Problem statement:
Copy the records below exactly, leaving out every picture.

* begin *

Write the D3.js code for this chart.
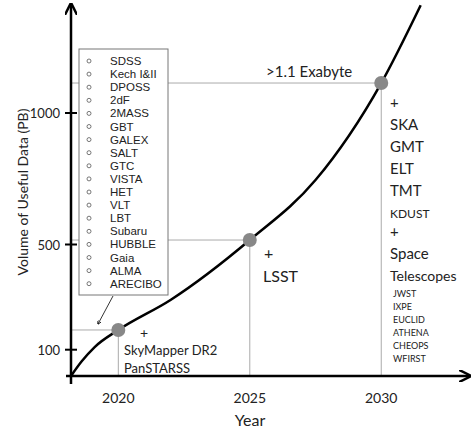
<!DOCTYPE html>
<html><head><meta charset="utf-8">
<script src="https://cdn.jsdelivr.net/npm/d3@7"></script>
<style>body{margin:0;background:#fff}text{font-family:Lato,"Open Sans",sans-serif;fill:#222}</style>
</head><body><svg width="474" height="432"></svg>
<script>
// curve samples (year, PB)
const curveYears = [2018.2, 2018.6, 2019.1, 2020, 2022, 2025, 2027.5, 2030, 2031.5];
const curveValues = [0, 55, 110, 175, 290, 517, 745, 1114, 1410];
const milestoneYears = [2020, 2025, 2030];
const milestoneValues = [175, 517, 1114];
const yTicks = [100, 500, 1000];
const xTicks = [2020, 2025, 2030];
const telescopes = ['SDSS','Kech I&II','DPOSS','2dF','2MASS','GBT','GALEX','SALT','GTC','VISTA','HET','VLT','LBT','Subaru','HUBBLE','Gaia','ALMA','ARECIBO'];
const future = [['+',15],['SKA',15],['GMT',15],['ELT',15],['TMT',15],['KDUST',12],['+',15],['Space',15],['Telescopes',14]];
const space = ['JWST','IXPE','EUCLID','ATHENA','CHEOPS','WFIRST'];

const svg = d3.select('svg');
const x = d3.scaleLinear().domain([2018.2, 2033.3]).range([71, 468]);
const y = d3.scaleLinear().domain([0, 1000]).range([376, 113]);
const gray = '#aaa';

// guide lines
milestoneYears.forEach((yr, i) => {
  svg.append('line').attr('x1', 71).attr('x2', x(yr)).attr('y1', y(milestoneValues[i])).attr('y2', y(milestoneValues[i])).attr('stroke', gray);
  svg.append('line').attr('x1', x(yr)).attr('x2', x(yr)).attr('y1', y(milestoneValues[i])).attr('y2', 376).attr('stroke', gray);
});

// axes
svg.append('defs').append('marker').attr('id', 'ah').attr('viewBox', '0 0 10 10').attr('refX', 9).attr('refY', 5)
  .attr('markerWidth', 5).attr('markerHeight', 5).attr('orient', 'auto')
  .append('path').attr('d', 'M0,0L10,5L0,10').attr('fill', 'none').attr('stroke', '#000').attr('stroke-width', 2);
svg.append('line').attr('x1', 71).attr('y1', 384).attr('x2', 71).attr('y2', 4).attr('stroke', '#000').attr('stroke-width', 2.5).attr('marker-end', 'url(#ah)');
svg.append('line').attr('x1', 66).attr('y1', 376).attr('x2', 470).attr('y2', 376).attr('stroke', '#000').attr('stroke-width', 2.5).attr('marker-end', 'url(#ah)');

yTicks.forEach(t => {
  svg.append('line').attr('x1', 65).attr('x2', 77).attr('y1', y(t)).attr('y2', y(t)).attr('stroke', '#000').attr('stroke-width', 2);
  svg.append('text').attr('x', 60).attr('y', y(t) + 5).attr('text-anchor', 'end').attr('font-size', 13).text(t);
});
xTicks.forEach(t => {
  svg.append('text').attr('x', x(t)).attr('y', 403).attr('text-anchor', 'middle').attr('font-size', 14).text(t);
});
svg.append('text').attr('x', 250).attr('y', 426).attr('text-anchor', 'middle').attr('font-size', 16).text('Year');
svg.append('text').attr('transform', 'translate(28,192) rotate(-90)').attr('text-anchor', 'middle').attr('font-size', 14).text('Volume of Useful Data (PB)');

// curve
const line = d3.line().x((d, i) => x(curveYears[i])).y(d => y(d)).curve(d3.curveMonotoneX);
svg.append('path').attr('d', line(curveValues)).attr('fill', 'none').attr('stroke', '#000').attr('stroke-width', 2.5);
milestoneYears.forEach((yr, i) => {
  svg.append('circle').attr('cx', x(yr)).attr('cy', y(milestoneValues[i])).attr('r', 7).attr('fill', '#888');
});

// legend box
svg.append('rect').attr('x', 79).attr('y', 49).attr('width', 89).attr('height', 246).attr('fill', '#fff').attr('stroke', '#777');
telescopes.forEach((t, i) => {
  const ty = 61 + i * 13.1;
  svg.append('circle').attr('cx', 89).attr('cy', ty).attr('r', 2).attr('fill', 'none').attr('stroke', '#555').attr('stroke-width', 0.8);
  svg.append('text').attr('x', 110).attr('y', ty + 4).attr('font-size', 11.5).style('font-family', 'Liberation Sans, Arial').text(t);
});
svg.append('line').attr('x1', 113).attr('y1', 296).attr('x2', 98).attr('y2', 324).attr('stroke', '#000').attr('stroke-width', 0.8).attr('marker-end', 'url(#ah)');

// annotations
svg.append('text').attr('x', 266).attr('y', 77).attr('font-size', 15).text('>1.1 Exabyte');
svg.append('text').attr('x', 140).attr('y', 338).attr('font-size', 14).text('+');
svg.append('text').attr('x', 124).attr('y', 355).attr('font-size', 13).text('SkyMapper DR2');
svg.append('text').attr('x', 124).attr('y', 373).attr('font-size', 13).text('PanSTARSS');
svg.append('text').attr('x', 264).attr('y', 259).attr('font-size', 16).text('+');
svg.append('text').attr('x', 263).attr('y', 282).attr('font-size', 16).text('LSST');
let fy = 108;
future.forEach(([t, s]) => {
  svg.append('text').attr('x', 390).attr('y', fy).attr('font-size', s).text(t);
  fy += s === 12 ? 19 : 22;
});
space.forEach((t, i) => {
  svg.append('text').attr('x', 393).attr('y', 297 + i * 13).attr('font-size', 9).text(t);
});
</script></body></html>
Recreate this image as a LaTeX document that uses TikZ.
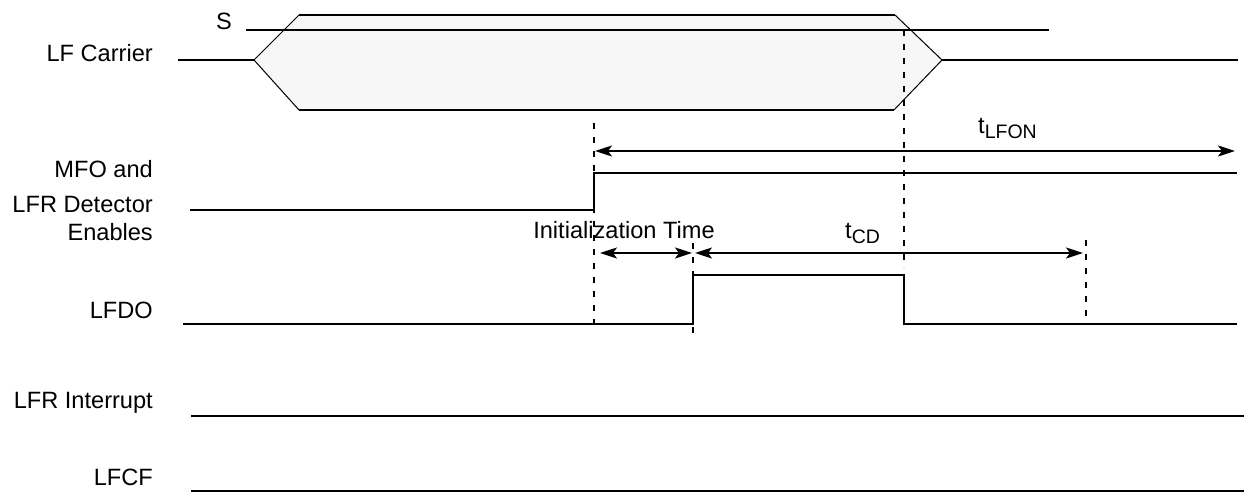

* end *

Response:
Write the D3.js code for this chart.
<!DOCTYPE html>
<html><head><meta charset="utf-8">
<script src="https://cdn.jsdelivr.net/npm/d3@7"></script>
<style>body{margin:0;background:#fff}text{font-family:Lato,"Open Sans",sans-serif;fill:#222}</style>
</head><body><svg width="474" height="432"></svg>
<script>
// curve samples (year, PB)
const curveYears = [2018.2, 2018.6, 2019.1, 2020, 2022, 2025, 2027.5, 2030, 2031.5];
const curveValues = [0, 55, 110, 175, 290, 517, 745, 1114, 1410];
const milestoneYears = [2020, 2025, 2030];
const milestoneValues = [175, 517, 1114];
const yTicks = [100, 500, 1000];
const xTicks = [2020, 2025, 2030];
const telescopes = ['SDSS','Kech I&II','DPOSS','2dF','2MASS','GBT','GALEX','SALT','GTC','VISTA','HET','VLT','LBT','Subaru','HUBBLE','Gaia','ALMA','ARECIBO'];
const future = [['+',15],['SKA',15],['GMT',15],['ELT',15],['TMT',15],['KDUST',12],['+',15],['Space',15],['Telescopes',14]];
const space = ['JWST','IXPE','EUCLID','ATHENA','CHEOPS','WFIRST'];

const svg = d3.select('svg');
const x = d3.scaleLinear().domain([2018.2, 2033.3]).range([71, 468]);
const y = d3.scaleLinear().domain([0, 1000]).range([376, 113]);
const gray = '#aaa';

// guide lines
milestoneYears.forEach((yr, i) => {
  svg.append('line').attr('x1', 71).attr('x2', x(yr)).attr('y1', y(milestoneValues[i])).attr('y2', y(milestoneValues[i])).attr('stroke', gray);
  svg.append('line').attr('x1', x(yr)).attr('x2', x(yr)).attr('y1', y(milestoneValues[i])).attr('y2', 376).attr('stroke', gray);
});

// axes
svg.append('defs').append('marker').attr('id', 'ah').attr('viewBox', '0 0 10 10').attr('refX', 9).attr('refY', 5)
  .attr('markerWidth', 5).attr('markerHeight', 5).attr('orient', 'auto')
  .append('path').attr('d', 'M0,0L10,5L0,10').attr('fill', 'none').attr('stroke', '#000').attr('stroke-width', 2);
svg.append('line').attr('x1', 71).attr('y1', 384).attr('x2', 71).attr('y2', 4).attr('stroke', '#000').attr('stroke-width', 2.5).attr('marker-end', 'url(#ah)');
svg.append('line').attr('x1', 66).attr('y1', 376).attr('x2', 470).attr('y2', 376).attr('stroke', '#000').attr('stroke-width', 2.5).attr('marker-end', 'url(#ah)');

yTicks.forEach(t => {
  svg.append('line').attr('x1', 65).attr('x2', 77).attr('y1', y(t)).attr('y2', y(t)).attr('stroke', '#000').attr('stroke-width', 2);
  svg.append('text').attr('x', 60).attr('y', y(t) + 5).attr('text-anchor', 'end').attr('font-size', 13).text(t);
});
xTicks.forEach(t => {
  svg.append('text').attr('x', x(t)).attr('y', 403).attr('text-anchor', 'middle').attr('font-size', 14).text(t);
});
svg.append('text').attr('x', 250).attr('y', 426).attr('text-anchor', 'middle').attr('font-size', 16).text('Year');
svg.append('text').attr('transform', 'translate(28,192) rotate(-90)').attr('text-anchor', 'middle').attr('font-size', 14).text('Volume of Useful Data (PB)');

// curve
const line = d3.line().x((d, i) => x(curveYears[i])).y(d => y(d)).curve(d3.curveMonotoneX);
svg.append('path').attr('d', line(curveValues)).attr('fill', 'none').attr('stroke', '#000').attr('stroke-width', 2.5);
milestoneYears.forEach((yr, i) => {
  svg.append('circle').attr('cx', x(yr)).attr('cy', y(milestoneValues[i])).attr('r', 7).attr('fill', '#888');
});

// legend box
svg.append('rect').attr('x', 79).attr('y', 49).attr('width', 89).attr('height', 246).attr('fill', '#fff').attr('stroke', '#777');
telescopes.forEach((t, i) => {
  const ty = 61 + i * 13.1;
  svg.append('circle').attr('cx', 89).attr('cy', ty).attr('r', 2).attr('fill', 'none').attr('stroke', '#555').attr('stroke-width', 0.8);
  svg.append('text').attr('x', 110).attr('y', ty + 4).attr('font-size', 11.5).style('font-family', 'Liberation Sans, Arial').text(t);
});
svg.append('line').attr('x1', 113).attr('y1', 296).attr('x2', 98).attr('y2', 324).attr('stroke', '#000').attr('stroke-width', 0.8).attr('marker-end', 'url(#ah)');

// annotations
svg.append('text').attr('x', 266).attr('y', 77).attr('font-size', 15).text('>1.1 Exabyte');
svg.append('text').attr('x', 140).attr('y', 338).attr('font-size', 14).text('+');
svg.append('text').attr('x', 124).attr('y', 355).attr('font-size', 13).text('SkyMapper DR2');
svg.append('text').attr('x', 124).attr('y', 373).attr('font-size', 13).text('PanSTARSS');
svg.append('text').attr('x', 264).attr('y', 259).attr('font-size', 16).text('+');
svg.append('text').attr('x', 263).attr('y', 282).attr('font-size', 16).text('LSST');
let fy = 108;
future.forEach(([t, s]) => {
  svg.append('text').attr('x', 390).attr('y', fy).attr('font-size', s).text(t);
  fy += s === 12 ? 19 : 22;
});
space.forEach((t, i) => {
  svg.append('text').attr('x', 393).attr('y', 297 + i * 13).attr('font-size', 9).text(t);
});
</script></body></html>
Recreate this image as a LaTeX document that uses TikZ.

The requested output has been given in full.